Because this operation appears in so many disciplines, standard definitions from high quality educational and standards institutions are worth reviewing. For deeper study and reference:
- MIT OpenCourseWare: Multivariable Calculus (vector products)
- NASA Glenn Research Center: Vector fundamentals
- NIST Guide for SI usage and unit expression
Choosing units and dimensional interpretation
The units of a cross product magnitude are the product of the units of each vector. If vector A is measured in meters and vector B in newtons, then |A × B| is in newton-meters. If both are lengths, the result is area units such as square meters. The calculator includes an optional unit field so your output can match your discipline-specific notation without ambiguity.
Validation advice for students and professionals
A good check is to compare your result against the upper bound |A||B|. The cross product magnitude should never exceed this maximum. Also verify special angles: at 0 degrees and 180 degrees result should be near zero; at 90 degrees it should equal |A||B| within rounding tolerance. If your output breaks these checks, the most likely issue is angle unit mismatch.

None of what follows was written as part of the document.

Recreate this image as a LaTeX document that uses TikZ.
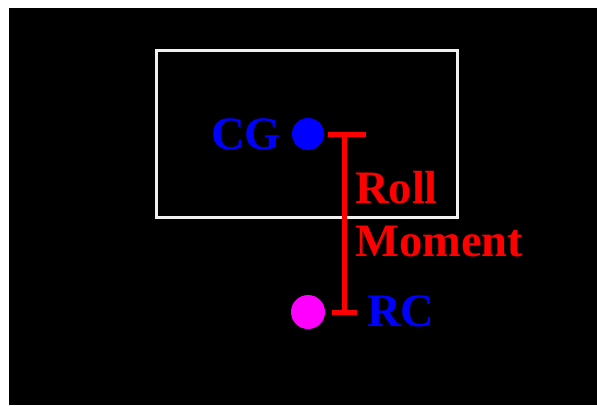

For high precision workflows, keep full internal precision and round only for reporting. This calculator follows that approach and applies formatting at the output stage. You can use standard decimal style for readability or scientific notation for very small or very large magnitudes.
Final takeaway
A cross product given magnitude and angle calculator is not just a convenience tool. It is a practical decision aid for any problem where perpendicular effects matter. By combining robust input checks, explicit angle unit handling, sign convention support, and visual charting, you get fast calculations and better intuition at the same time. Use it for coursework, reports, simulation setup, engineering sanity checks, and lab analysis whenever vectors are given in magnitude-angle form.